Class-size amendment moves forward
The House Education Policy Council's five Democrats voted against the measure without success. The vote follows the Senate Education Pre-K-12 Committee's support for the amendment, which passed that panel 6-1 Tuesday.
The amendment seeks to allow schools to use the average class size to meet the standard as long as the school added no more than three students to each class through third grade, and five students to each class in grades 4-12.
The measure would need 72 votes in the House and 24 in the Senate; the GOP has 76 House seats and 26 in the Senate.
Then, it would need 60 percent of the vote in a statewide November ballot to pass. Proponents say the constitutional limit has put an administrative and financial strain on school districts, which have struggled to keep class sizes small amid fluctuating enrollment. The state has spent more than $2.8 billion a year meeting the standards.
If left unchanged, the 2002 amendment would limit core curriculum classes in the coming school year to 18 students through third grade; classes in grades 4-8 would be limited to 22 students; and high school classes couldn’t have more than 25 students.

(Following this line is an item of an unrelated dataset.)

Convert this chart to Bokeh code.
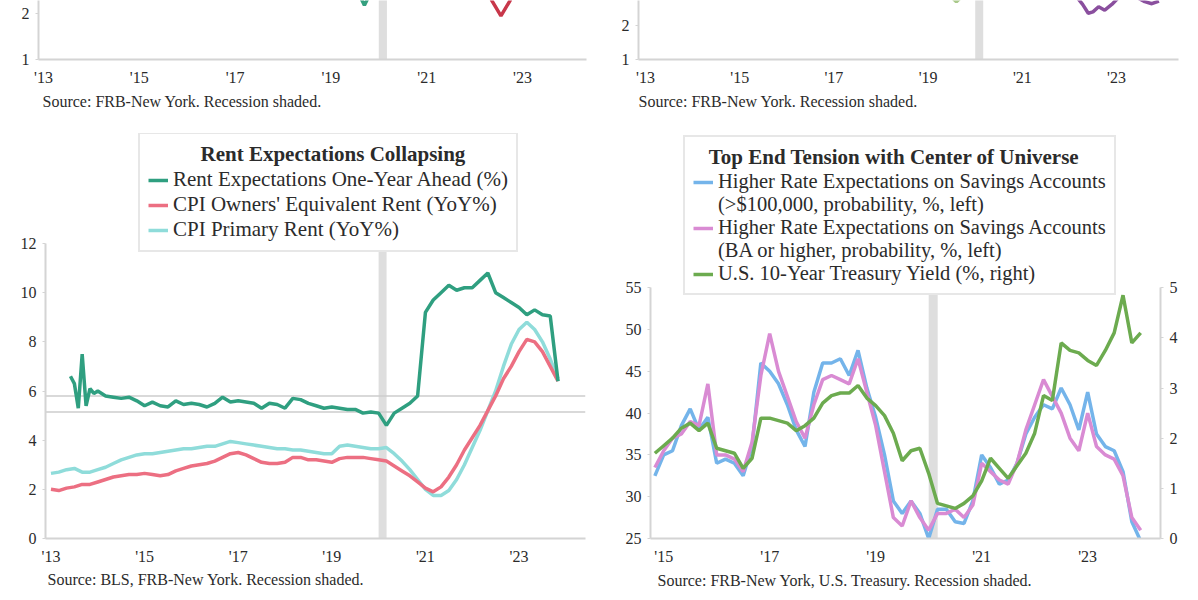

The strain of meeting the requirement forces school districts to eliminate extracurricular activities and frequently divide classrooms, said Rep. Anitere Flores, R-Miami.
“We could put our entire budget into class size and it would not fix the situation,” she said during Wednesday's meeting.
Opponents argued that relaxing the measures would set back performance gains seen since voters approved the amendment in 2002.
"Socialization is much easier and is facilitated in a smaller class size," said Rep. Bill Heller, D-St. Petersburg.